Можно было не верить его бреду насчет львов и обезьян, потому что встроенная в скафандр миниатюрная кинокамера ничего не запечатлела. Но ведь он прилетел. Наши трансляторы не могли его доставить обратно, значит, кто-то его вернул? Если в силу непредвиденных обстоятельств его полет прошел по какому-то столетнему, слегка деформированному пространственно-временному кругу от транслятора до главного здания управления, его старение можно было хоть как-то понять. Выглядел он, как стотридцатилетний старик на смертном одре. Однако Тюнин твердил, что полет был прерван, что он шел по лесу, через поляны, что видел солнце и животных, открывал шлем и дышал натуральным воздухом. В животных и лес мы не верили, но в минуты доказанно ясного сознания он уверял, что разграничивает оба полета и даже помнит, что он думал и ощущал при возвращении. Этого он, к сожалению, не успел сказать. Ни искусственное сердце, ни искусственное питание мозга не смогли предотвратить быстрого распада столь внезапно одряхлевшего организма.
Единичный опыт ничего не доказывает — это знают и ученые. Нас, профессиональных испытателей, участь Тюнина хотя и потрясла, но не испугала. По крайней мере нас ждала смерть в собственном времени, среди друзей. За Тюниным по списку шел я. Так было заведено с самого начала, но вместо меня выбрали Крейтона, как самого молодого в группе. Надеялись, что если он вернется таким, как Тюнин, то поживет годик-другой или хотя бы месяц, а значит, и расскажет побольше. Еще полгода ковырялись в трансляторах, перенастраивали их, чтобы не получилось гипотетического круга в пространстве, а в это время усиленно омолаживали Крейтона всякими процедурами. Естественно, омолаживали и нас вместе с ним. Медицина довольно далеко ушла вперед в этом отношении, и мы в самом деле начали походить на двадцатилетних мальчиков, но эти «мальчики» уже не размахивали плакатами, провожая товарища в очередной полет.
Крейтон не вернулся. Ни на одиннадцатый день, ни на одиннадцатый месяц. Его не обнаружили ни на полигоне, ни на всем земном шаре, который был извещен, что при встрече со странным, никому не известным стариком, который может рассказывать воспоминания о львах, обезьянах, допплеровом туннеле и будущей жизни, следует сообщать туда-то. После этого человечество узрело множество странных стариков, жаждущих славы. У всех у них были припасены чудесные, совершенно свежие воспоминания о будущей жизни, некоторые даже рассказывали, как сражались со львами в допплеровых туннелях, но ни один из них не оказался Крейтоном. Может быть, эти самые любознательные львы будущего все-таки сожрали его?

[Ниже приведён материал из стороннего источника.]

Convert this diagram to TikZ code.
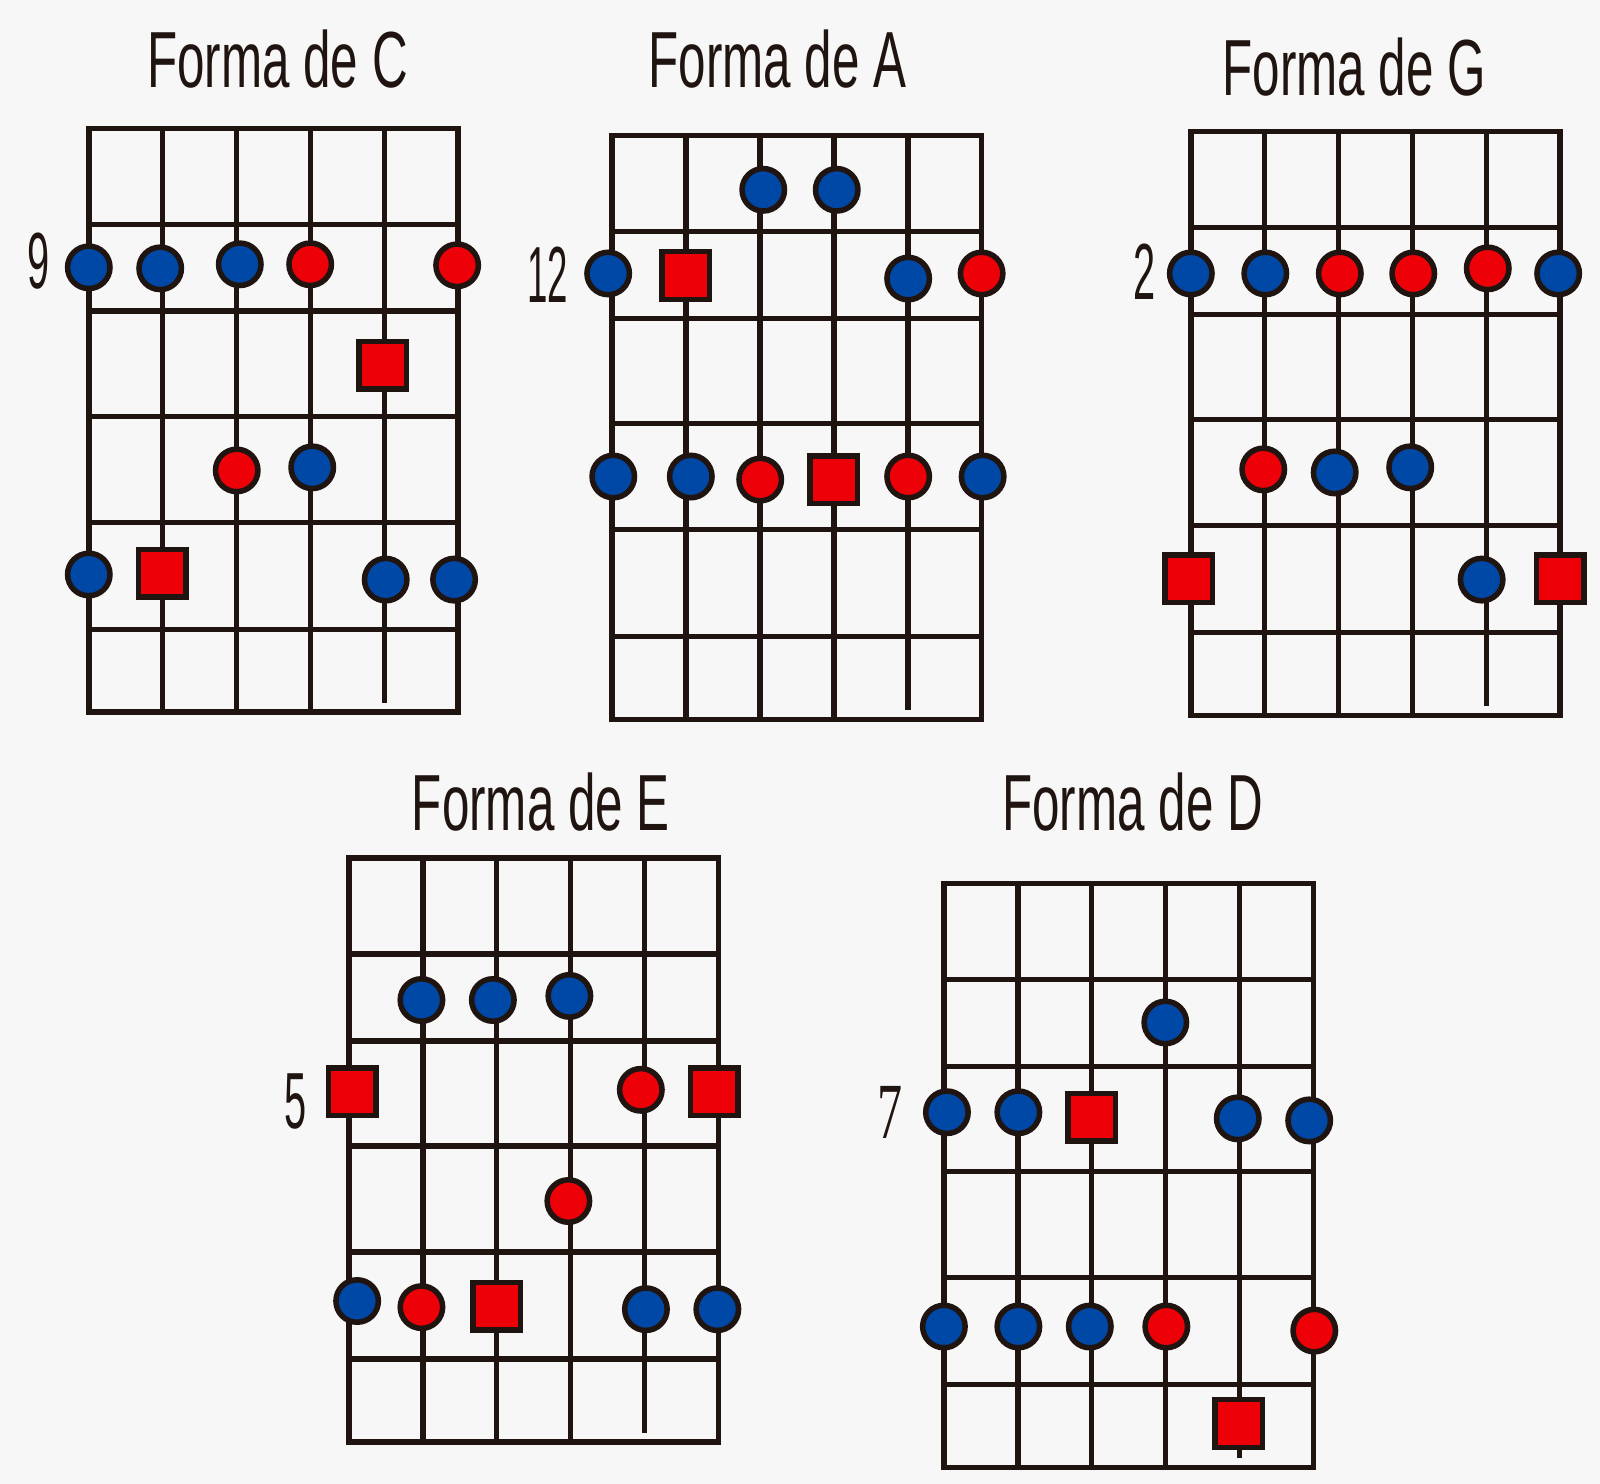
\documentclass[tikz,border=0pt]{standalone}
\usepackage{fontspec}
\setmainfont{Liberation Sans}
\newfontfamily\serifa{Liberation Serif}

\definecolor{linea}{RGB}{32,20,16}
\definecolor{azul}{RGB}{0,72,165}
\definecolor{rojo}{RGB}{238,0,8}
\definecolor{fondo}{RGB}{247,247,247}

% texto estrecho
\newcommand{\estrecho}[2]{\scalebox{#1}[1]{#2}}
% mastil: esquina superior izquierda (#1,#2)
\newcommand{\diapason}[2]{%
  \foreach \f in {94,179,282,386,491}
    \draw[traste] (#1,#2+\f) -- ++(362,0);
  \foreach \s in {1,2,3,5}
    \draw[traste] ({#1+72.4*\s},#2) -- ++(0,572);
  \draw[traste] ({#1+72.4*4},#2) -- ++(0,563);
  \draw[traste] (#1,#2) rectangle ++(362,572);}

\begin{document}
\begin{tikzpicture}[
                x=0.5pt, y=-0.5pt,
                every node/.style={inner sep=0pt},
                traste/.style={draw=linea, line width=2.7pt},
                punto/.style={circle, draw=linea, line width=2.7pt, minimum size=20.8pt},
                pazul/.style={punto, fill=azul},
                projo/.style={punto, fill=rojo},
                pcuadro/.style={rectangle, draw=linea, line width=2.7pt, minimum size=23.3pt, fill=rojo},
                titulo/.style={font=\fontsize{39}{39}\selectfont, text=linea, anchor=base},
                numero/.style={font=\fontsize{39}{39}\selectfont, text=linea, anchor=base}
            ]
                \fill[fondo] (0,0) rectangle (1568,1454);

                % titulos
                \node[titulo] (tC) at (272,86) {\estrecho{0.62}{Forma de C}};
                \node[titulo] (tA) at (762,86) {\estrecho{0.62}{Forma de A}};
                \node[titulo] (tG) at (1327,94) {\estrecho{0.62}{Forma de G}};
                \node[titulo] (tE) at (530,814) {\estrecho{0.62}{Forma de E}};
                \node[titulo] (tD) at (1110,814) {\estrecho{0.62}{Forma de D}};

                % mastiles
                \diapason{87}{126}
                \diapason{600}{133}
                \diapason{1167}{129}
                \diapason{342}{841}
                \diapason{925}{866}

                % numeros de traste
                \node[numero] (n9) at (38,283) {\estrecho{0.5}{9}};
                \node[numero] (n12) at (537,296) {\estrecho{0.46}{12}};
                \node[numero] (n2) at (1122,294) {\estrecho{0.5}{2}};
                \node[numero] (n5) at (290,1106) {\estrecho{0.5}{5}};
                \node[numero] (n7) at (872,1116) {\serifa\estrecho{0.63}{7}};

                % forma de C
                \node[pazul] (c1) at (87,262) {};
                \node[pazul] (c2) at (157,263) {};
                \node[pazul] (c3) at (235,259) {};
                \node[projo] (c4) at (304,259) {};
                \node[projo] (c5) at (448,260) {};
                \node[pcuadro] (c6) at (375,358) {};
                \node[projo] (c7) at (232,461) {};
                \node[pazul] (c8) at (306,458) {};
                \node[pazul] (c9) at (87,563) {};
                \node[pcuadro] (c10) at (159,562) {};
                \node[pazul] (c11) at (378,568) {};
                \node[pazul] (c12) at (445,568) {};

                % forma de A
                \node[pazul] (a1) at (748,186) {};
                \node[pazul] (a2) at (820,186) {};
                \node[pazul] (a3) at (596,268) {};
                \node[pcuadro] (a4) at (672,270) {};
                \node[pazul] (a5) at (890,273) {};
                \node[projo] (a6) at (962,268) {};
                \node[pazul] (a7) at (601,467) {};
                \node[pazul] (a8) at (677,467) {};
                \node[projo] (a9) at (745,470) {};
                \node[pcuadro] (a10) at (817,470) {};
                \node[projo] (a11) at (890,467) {};
                \node[pazul] (a12) at (963,467) {};

                % forma de G
                \node[pazul] (g1) at (1167,268) {};
                \node[pazul] (g2) at (1240,268) {};
                \node[projo] (g3) at (1313,268) {};
                \node[projo] (g4) at (1385,268) {};
                \node[projo] (g5) at (1458,263) {};
                \node[pazul] (g6) at (1527,268) {};
                \node[projo] (g7) at (1238,460) {};
                \node[pazul] (g8) at (1308,463) {};
                \node[pazul] (g9) at (1382,458) {};
                \node[pcuadro] (g10) at (1165,567) {};
                \node[pazul] (g11) at (1452,568) {};
                \node[pcuadro] (g12) at (1529,567) {};

                % forma de E
                \node[pazul] (e1) at (413,980) {};
                \node[pazul] (e2) at (483,980) {};
                \node[pazul] (e3) at (558,976) {};
                \node[pcuadro] (e4) at (345,1070) {};
                \node[projo] (e5) at (628,1068) {};
                \node[pcuadro] (e6) at (700,1070) {};
                \node[projo] (e7) at (557,1177) {};
                \node[pazul] (e8) at (350,1275) {};
                \node[projo] (e9) at (413,1281) {};
                \node[pcuadro] (e10) at (487,1280) {};
                \node[pazul] (e11) at (633,1283) {};
                \node[pazul] (e12) at (703,1283) {};

                % forma de D
                \node[pazul] (d1) at (1142,1002) {};
                \node[pazul] (d2) at (928,1090) {};
                \node[pazul] (d3) at (998,1090) {};
                \node[pcuadro] (d4) at (1070,1095) {};
                \node[pazul] (d5) at (1213,1096) {};
                \node[pazul] (d6) at (1283,1098) {};
                \node[pazul] (d7) at (925,1300) {};
                \node[pazul] (d8) at (998,1300) {};
                \node[pazul] (d9) at (1068,1300) {};
                \node[projo] (d10) at (1143,1300) {};
                \node[projo] (d11) at (1288,1304) {};
                \node[pcuadro] (d12) at (1214,1395) {};
            \end{tikzpicture}
\end{document}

Здесь наш отряд дрогнул. Мы перестали спорить о том, чья теперь очередь и у кого клетки моложе. Некоторые выразили пожелание устраниться от эксперимента, пока новое положение не будет изъяснено теоретически. Я вызвался добровольцем.

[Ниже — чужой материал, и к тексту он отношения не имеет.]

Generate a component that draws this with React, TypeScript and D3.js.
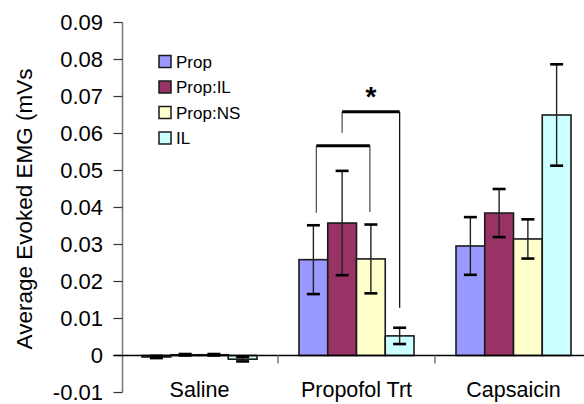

Не хочу приписывать себе безмерную храбрость. Просто судьба потомственного космонавта и необщительный характер давно превратили меня в неприкаянного бобыля. Родители мои погибли молодыми. Любимая жена сбежала от меня на один из спутников Марса, не успев родить мне ребенка. Из близких родственников у меня остались только дед и бабка, которым я звонил раз в год откуда придется — чтобы знали, что их внук жив и еще шляется по свету. После гибели блистательного Тюнина, которым я восхищался еще в школе астропилотов, после того, как не вернулся очаровательно легкомысленный Крейтон, которого я ввел в нашу профессию и полюбил, как сына, одиночество мое стало вдвойне невыносимее. Вот почему мне ничего не стоило пожертвовать собой, чтобы дать ученым возможность провести еще один эксперимент до того, как они погрузятся в повторное теоретическое исследование своего эпохального открытия. Поскольку из двух хрононавтов один вернулся, а другой — нет, третий мог что-либо засвидетельствовать хотя бы статистически.
Трансляторы опять перенастроили приблизительно на ту же фокусировку, с которой улетел Тюнин, чтобы — круг или не круг — я вернулся хоть в каком-нибудь виде. Оборудовали мой скафандр новейшими автоматами звуко- и видеозаписи. В часы медитации я навсегда прощался с собой, со всем миром и все никак не мог проститься по-настоящему. Во мне теплилась какая-то наивная надежда, похожая на интуицию. А моя интуиция, надо сказать, никогда меня не подводила, много раз я испытывал ее и в Космосе, и на Земле. Она тайком нашептывала мне, что я вернусь, что мой полет будет «третьим решительным» и что мне, по крайней мере, удастся сжать десятилетия одинокой жизни в несколько полезных для науки дней.